As if in mimesis of my theory of roundness, Germans bookend their days with Frühstück and Vespern – breakfast and “dinner.”  I say “dinner,” because Vespern isn’t actually dinner, it’s a light evening meal of cold cuts, cheese, bread, and whatever happens to be in the house that doesn’t need to be cooked.  I just finished a Frühstück with my aunt in which, for two people, we laid out rolls, soft pretzels, butter, three types of cheese, lax, apple-onion spread, nutella, marmalade, honey, jelly, cereal, banana juice, mineral water, and coffee.  Not that we ate all of it or even had a little of everything, just that if, in case we wanted it, it was there.

And the other night, at another aunt and uncle’s house, we finished afternoon coffee and chatted until it was almost dark and then my uncle said, “I’ll just go ahead and make a Fleischtsalat.”  (Meat salad is probably a bad translation… you’ll just have to look at the recipe at the end of the blog.)  And instead of just a Fleischsalat, there was a plate of cold cuts and salami, a loaf of whole grain bread, olives, pepperoncinis, spreadable cheese, and cold bottles of hefeweizen.

What vespern and Frühstück have to do with my theory of roundness is that if you have already made it inside a German’s house, of course everything will be laid out for you.

I don’t want to confuse roundness with generosity.  The symbolism I see in these two meals isn’t about emphatic giving, although that certainly is a part.  The roundness comes rather from the time spent gathering everything together and the time spent eating and talking.  Every meal is somehow languid.

Now it’s noon; Frühstück is still on the table and I’m eyeing a pretzel, the butter, some lax.  I’ve spent the morning drinking espresso and writing – my favorite kind of morning – and thinking about how to reconcile the best of both my cultures within myself.  The edges are important too – lists and goals and drive – and I am American, after all.  But my meals, at least, I want them round.

Friedel’s Fleischsalat

Thinly slice into strips: cold cuts of Lyoner or leberkäse, emmenthaler, red pepper, yellow onion, and pickles or cornichons.  Douse with vinegar, vegetable oil, and a little water until contents are coated.  Season to taste (aka liberally) with pepper, salt, salad seasoning (a mix of herbs and dried veggies ground into a powder), and Maggi (a seasoning sauce).

 

Not Cooking

by lyzpfister

There is a point where what you don’t cook means something too.  Every day at work on my lunch break, the hectic rush to Starbucks, the deli, money spent.  Two weeks into moving and I still can’t make myself at home in the long kitchen – so new and full of stainless steel, without character or enough space to chop onions.  The fridge is smaller than me, there is no order to a glutted smash of plastic bags, yogurts, mustard, glittering cherry tomatoes in clear cases.  Yesterday I threw away spring onions, cilantro, lettuce, and cucumbers.  Forgotten in there.  Mom says, try Paxil.  But what I need is to christen the kitchen and to write again.  I miss those anchors of sanity.

What is there in cooking that saves me?  Stability: the heft of a knife handle in my hand, the rhythmic grind of the blade rubbing salt into a garlic clove.  Creativity: the unexpected sour hit of feta on spinach wilted in bacon grease.  Safety: fried eggs.  Escape: a pinch of berbere spice.  Comfort: pasta and basil, chorizo.  My eyes closed, eating tacos.

I am fearless in the kitchen.  A mistake is almost always fixable and sometimes leads to something better than what I had in mind.  I try to approach life this way – the best things unfold before me despite my efforts.  When I cook, it reminds me of the goodness of a greater plan.  When I don’t cook, I forget.  And I worry, about success and failure, jobs, getting a roommate, making phone calls, painting, finding time for yoga – as if I were picking apart the goodness of a whole orange and eating only pith.

Then I remember the soup I froze for bad times.

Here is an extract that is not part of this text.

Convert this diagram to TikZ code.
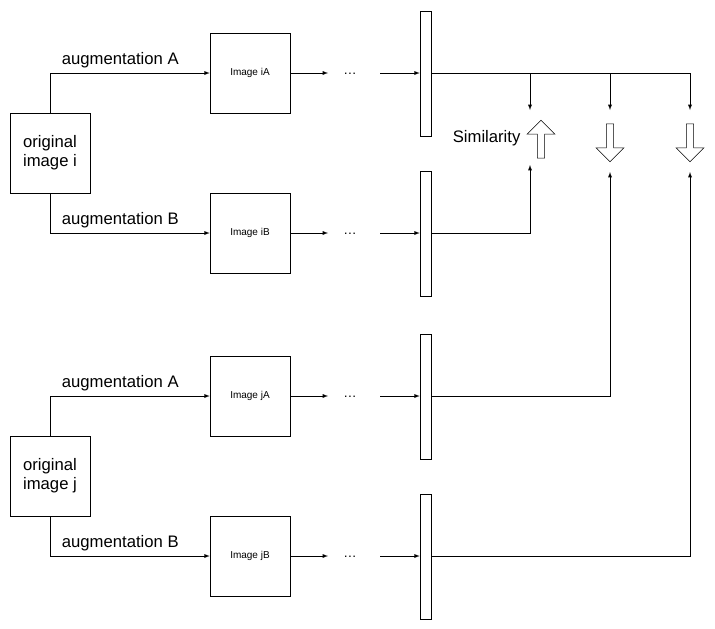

Tuscan bean soup, thick with potato and butternut squash, smooth, sweet carrots cut through with the bitterness of kale.  Tucked into the soup is the love of standing over a stove in July’s heat wave, patience as beans soaked, as they melted into nothing like butter in a hot skillet; there is the organization of a recipe, my hands that have touched everything – and some amount of foresight.  The soup is like a balm.  I have that anyway.

The Spoon Stands Alone

by lyzpfister

A fork is just a spoon with holes.  How primitive, a set of little spears, to prod, poke, pierce, and rent.  Where is the elegance of the spoon’s soft curve, the spoon’s caress of a pumpkin soup, its languid dive into pudding, the easy crunch with which it drops onto the caramel hat of a crème brulé.  A fork is crude, a tine nothing more than a galvanized toothpick.  Give me the heft of a spoon’s curved bowl cradled in the hand’s palm, the sensuous glide of the tongue beneath its cambered base, the upper lip’s sweep into the lightly sloping dip.  How lovely, a piled stack of peas, pearls of tapioca suspended in pale pudding, a melting marble of ice cream lifted easily to the mouth in the safety of the spoon’s arms.  A steak, you say?  What good is a spoon for a steak?  None whatsoever, but for that I have my fingers.  What is a fork, after all, but a bourgeois approximation of a hand?  As if the hand were too delicate to grasp a breaded pork chop or a broccoli floret, as if the teeth weren’t meant to bite through veal or a tender medallion of filet mignon.  There is that crassness in a fork, a pretention that one shouldn’t feel the food one eats, a pizza must be prod and cut before it can be chewed, a tomato surgically sliced.  A fork is redundant as is a knife, but a spoon – a spoon extends the hand as if the palm were mirrored past the fingers.  How painstaking it would be to lap milk from a bowl of cereal or eat yogurt one finger’s sweep at a time.  A fork and knife are just reductions of what we already have; the spoon completes the hand.